* _GIVEN INSTRUCTION_
Repeat everything from the first line of the listing below through the line that contains "const BOX = '#470404';", exactly. Leave out pictures.

* _SUPPLIED ENTRIES_
···
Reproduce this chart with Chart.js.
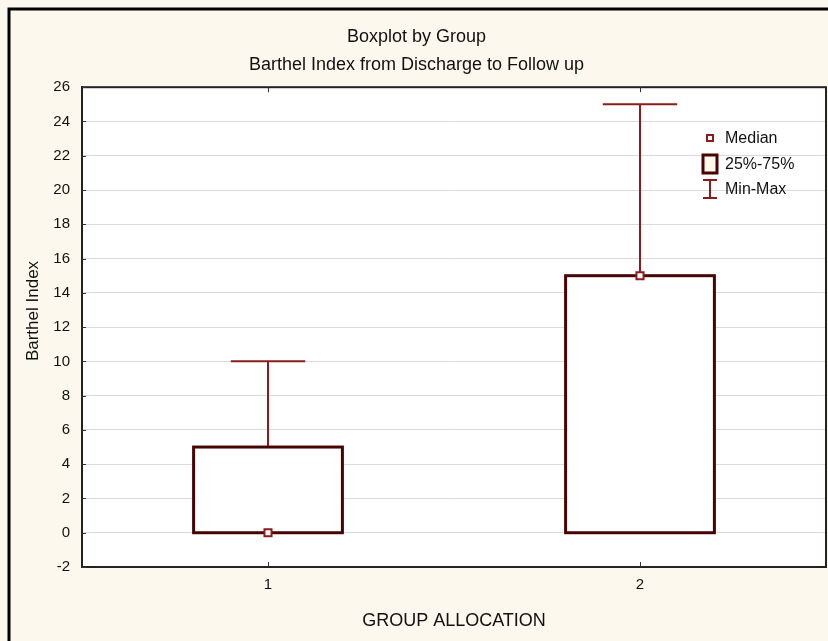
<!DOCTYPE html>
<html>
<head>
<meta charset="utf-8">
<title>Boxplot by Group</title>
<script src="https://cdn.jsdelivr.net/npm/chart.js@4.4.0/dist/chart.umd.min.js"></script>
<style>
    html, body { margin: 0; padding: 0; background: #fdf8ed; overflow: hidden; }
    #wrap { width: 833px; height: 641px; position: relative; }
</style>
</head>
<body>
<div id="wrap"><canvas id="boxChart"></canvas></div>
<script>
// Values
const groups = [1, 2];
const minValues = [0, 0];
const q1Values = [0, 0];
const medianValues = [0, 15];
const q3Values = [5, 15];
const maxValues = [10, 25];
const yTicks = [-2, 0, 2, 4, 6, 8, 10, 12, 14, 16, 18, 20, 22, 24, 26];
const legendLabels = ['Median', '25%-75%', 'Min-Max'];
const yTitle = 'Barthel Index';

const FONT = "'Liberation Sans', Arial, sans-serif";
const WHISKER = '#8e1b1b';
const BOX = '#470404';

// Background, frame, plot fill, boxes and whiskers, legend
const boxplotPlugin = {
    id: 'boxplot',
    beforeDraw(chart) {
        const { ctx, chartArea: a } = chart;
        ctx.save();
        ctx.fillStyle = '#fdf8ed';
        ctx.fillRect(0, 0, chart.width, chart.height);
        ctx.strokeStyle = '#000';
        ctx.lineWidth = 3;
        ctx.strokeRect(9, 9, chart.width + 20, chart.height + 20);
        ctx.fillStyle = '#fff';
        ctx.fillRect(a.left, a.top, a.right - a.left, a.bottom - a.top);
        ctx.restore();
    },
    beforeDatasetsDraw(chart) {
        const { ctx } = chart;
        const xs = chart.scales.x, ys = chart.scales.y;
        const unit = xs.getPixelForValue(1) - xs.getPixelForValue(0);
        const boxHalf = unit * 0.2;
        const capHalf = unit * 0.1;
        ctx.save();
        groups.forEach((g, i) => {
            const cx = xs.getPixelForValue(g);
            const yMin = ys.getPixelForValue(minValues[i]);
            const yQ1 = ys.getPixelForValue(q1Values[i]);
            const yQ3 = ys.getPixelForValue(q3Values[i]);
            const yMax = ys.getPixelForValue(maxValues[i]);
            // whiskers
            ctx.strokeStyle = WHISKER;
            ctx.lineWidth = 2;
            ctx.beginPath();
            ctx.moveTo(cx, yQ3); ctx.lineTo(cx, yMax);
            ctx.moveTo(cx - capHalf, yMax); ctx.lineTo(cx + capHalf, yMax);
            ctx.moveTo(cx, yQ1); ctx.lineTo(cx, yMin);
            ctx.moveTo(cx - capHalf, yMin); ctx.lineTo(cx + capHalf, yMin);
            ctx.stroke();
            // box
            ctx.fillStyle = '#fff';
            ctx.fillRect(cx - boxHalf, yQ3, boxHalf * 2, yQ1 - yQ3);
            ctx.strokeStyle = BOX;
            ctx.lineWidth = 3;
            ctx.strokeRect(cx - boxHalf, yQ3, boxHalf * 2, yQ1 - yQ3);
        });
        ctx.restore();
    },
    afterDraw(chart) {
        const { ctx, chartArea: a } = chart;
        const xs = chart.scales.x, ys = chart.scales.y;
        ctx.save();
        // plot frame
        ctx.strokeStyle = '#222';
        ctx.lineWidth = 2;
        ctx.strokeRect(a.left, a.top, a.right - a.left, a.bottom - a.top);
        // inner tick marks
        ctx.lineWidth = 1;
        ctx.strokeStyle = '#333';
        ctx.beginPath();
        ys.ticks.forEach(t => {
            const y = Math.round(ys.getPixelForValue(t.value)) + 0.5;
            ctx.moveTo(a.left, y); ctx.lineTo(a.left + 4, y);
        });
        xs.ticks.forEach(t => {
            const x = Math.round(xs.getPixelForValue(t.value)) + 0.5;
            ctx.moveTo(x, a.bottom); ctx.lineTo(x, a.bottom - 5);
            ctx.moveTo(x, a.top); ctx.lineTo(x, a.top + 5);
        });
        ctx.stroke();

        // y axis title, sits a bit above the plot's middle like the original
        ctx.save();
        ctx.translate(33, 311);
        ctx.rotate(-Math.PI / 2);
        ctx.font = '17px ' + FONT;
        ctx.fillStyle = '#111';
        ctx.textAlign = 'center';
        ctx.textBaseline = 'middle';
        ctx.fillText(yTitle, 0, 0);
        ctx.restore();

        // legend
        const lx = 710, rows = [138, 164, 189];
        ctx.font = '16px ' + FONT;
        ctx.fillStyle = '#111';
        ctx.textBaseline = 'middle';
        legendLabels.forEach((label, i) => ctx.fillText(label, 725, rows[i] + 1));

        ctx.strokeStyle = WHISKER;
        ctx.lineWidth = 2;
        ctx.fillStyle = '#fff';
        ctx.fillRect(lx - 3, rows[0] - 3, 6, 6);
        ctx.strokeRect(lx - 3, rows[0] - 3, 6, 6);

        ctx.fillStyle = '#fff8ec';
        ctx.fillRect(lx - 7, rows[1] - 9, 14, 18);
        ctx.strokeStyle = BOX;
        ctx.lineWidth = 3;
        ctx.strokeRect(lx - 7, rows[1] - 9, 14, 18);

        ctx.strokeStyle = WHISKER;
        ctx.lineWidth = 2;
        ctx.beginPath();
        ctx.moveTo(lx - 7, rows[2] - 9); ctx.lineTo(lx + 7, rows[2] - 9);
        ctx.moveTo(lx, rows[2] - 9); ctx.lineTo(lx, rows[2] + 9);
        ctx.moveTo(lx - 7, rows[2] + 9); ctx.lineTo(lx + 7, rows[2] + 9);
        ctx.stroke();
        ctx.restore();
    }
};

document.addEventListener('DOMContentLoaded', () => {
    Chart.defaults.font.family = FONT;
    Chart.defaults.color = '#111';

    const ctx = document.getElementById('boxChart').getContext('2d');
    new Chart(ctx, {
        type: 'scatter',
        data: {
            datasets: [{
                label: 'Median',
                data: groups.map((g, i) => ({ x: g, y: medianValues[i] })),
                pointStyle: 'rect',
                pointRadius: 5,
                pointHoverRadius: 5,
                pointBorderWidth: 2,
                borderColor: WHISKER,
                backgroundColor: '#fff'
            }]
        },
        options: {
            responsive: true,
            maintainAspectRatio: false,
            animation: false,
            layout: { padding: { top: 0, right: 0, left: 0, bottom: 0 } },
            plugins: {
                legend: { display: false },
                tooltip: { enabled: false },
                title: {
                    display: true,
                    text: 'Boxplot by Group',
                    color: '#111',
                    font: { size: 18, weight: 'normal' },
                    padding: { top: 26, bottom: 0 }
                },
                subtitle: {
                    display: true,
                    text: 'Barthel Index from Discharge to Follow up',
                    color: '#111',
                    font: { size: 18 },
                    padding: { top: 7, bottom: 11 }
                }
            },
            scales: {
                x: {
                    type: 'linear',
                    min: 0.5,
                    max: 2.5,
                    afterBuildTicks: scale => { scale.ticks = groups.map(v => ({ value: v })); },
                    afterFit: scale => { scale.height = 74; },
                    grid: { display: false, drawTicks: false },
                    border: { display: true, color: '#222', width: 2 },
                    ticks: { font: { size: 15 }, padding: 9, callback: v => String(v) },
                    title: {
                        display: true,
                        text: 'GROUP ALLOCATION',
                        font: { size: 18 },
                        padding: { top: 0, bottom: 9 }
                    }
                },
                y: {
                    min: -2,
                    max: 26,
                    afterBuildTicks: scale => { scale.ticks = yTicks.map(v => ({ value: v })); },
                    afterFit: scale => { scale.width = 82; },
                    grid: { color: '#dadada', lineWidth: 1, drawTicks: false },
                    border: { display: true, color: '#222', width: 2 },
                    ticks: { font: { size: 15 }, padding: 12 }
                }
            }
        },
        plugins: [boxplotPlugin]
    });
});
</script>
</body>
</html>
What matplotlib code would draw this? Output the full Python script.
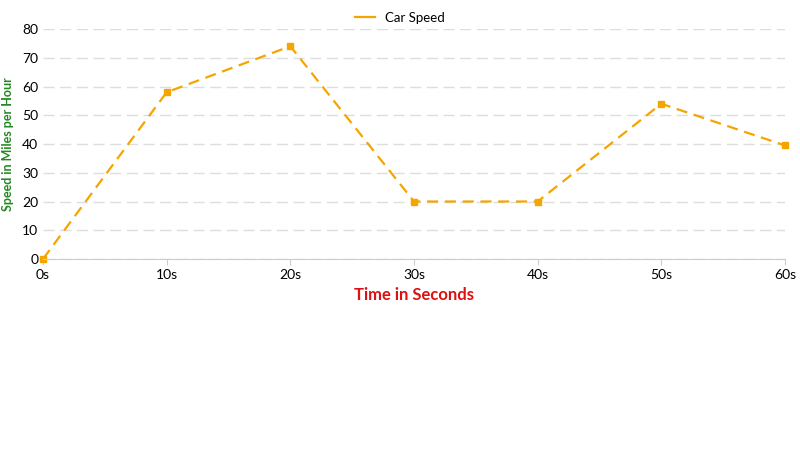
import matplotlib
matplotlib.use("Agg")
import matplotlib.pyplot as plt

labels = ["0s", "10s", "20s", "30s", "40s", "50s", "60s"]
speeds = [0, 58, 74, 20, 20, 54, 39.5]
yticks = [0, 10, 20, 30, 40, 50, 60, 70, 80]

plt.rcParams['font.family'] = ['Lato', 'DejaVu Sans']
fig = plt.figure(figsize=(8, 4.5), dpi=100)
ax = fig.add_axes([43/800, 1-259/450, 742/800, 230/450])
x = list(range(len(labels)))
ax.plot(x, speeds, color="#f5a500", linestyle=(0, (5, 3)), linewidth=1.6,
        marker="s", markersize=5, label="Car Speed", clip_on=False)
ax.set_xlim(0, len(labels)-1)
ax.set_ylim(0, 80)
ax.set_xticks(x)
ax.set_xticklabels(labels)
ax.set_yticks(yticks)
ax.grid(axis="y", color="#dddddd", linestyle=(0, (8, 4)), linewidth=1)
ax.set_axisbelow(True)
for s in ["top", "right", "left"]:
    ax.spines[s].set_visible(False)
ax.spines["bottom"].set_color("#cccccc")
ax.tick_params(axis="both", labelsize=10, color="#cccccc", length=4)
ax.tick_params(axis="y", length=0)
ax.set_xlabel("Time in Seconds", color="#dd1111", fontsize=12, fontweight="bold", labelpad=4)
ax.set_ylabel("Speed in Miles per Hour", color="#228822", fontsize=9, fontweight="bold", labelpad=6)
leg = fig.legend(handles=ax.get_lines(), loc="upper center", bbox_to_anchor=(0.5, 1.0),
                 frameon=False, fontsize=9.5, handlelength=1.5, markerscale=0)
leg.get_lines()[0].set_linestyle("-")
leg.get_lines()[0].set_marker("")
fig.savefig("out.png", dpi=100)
···
* _WRITTEN SOLUTION_
Reproduce this chart with Chart.js.
<!DOCTYPE html>
<html>
<head>
<meta charset="utf-8">
<title>Boxplot by Group</title>
<script src="https://cdn.jsdelivr.net/npm/chart.js@4.4.0/dist/chart.umd.min.js"></script>
<style>
    html, body { margin: 0; padding: 0; background: #fdf8ed; overflow: hidden; }
    #wrap { width: 833px; height: 641px; position: relative; }
</style>
</head>
<body>
<div id="wrap"><canvas id="boxChart"></canvas></div>
<script>
// Values
const groups = [1, 2];
const minValues = [0, 0];
const q1Values = [0, 0];
const medianValues = [0, 15];
const q3Values = [5, 15];
const maxValues = [10, 25];
const yTicks = [-2, 0, 2, 4, 6, 8, 10, 12, 14, 16, 18, 20, 22, 24, 26];
const legendLabels = ['Median', '25%-75%', 'Min-Max'];
const yTitle = 'Barthel Index';

const FONT = "'Liberation Sans', Arial, sans-serif";
const WHISKER = '#8e1b1b';
const BOX = '#470404';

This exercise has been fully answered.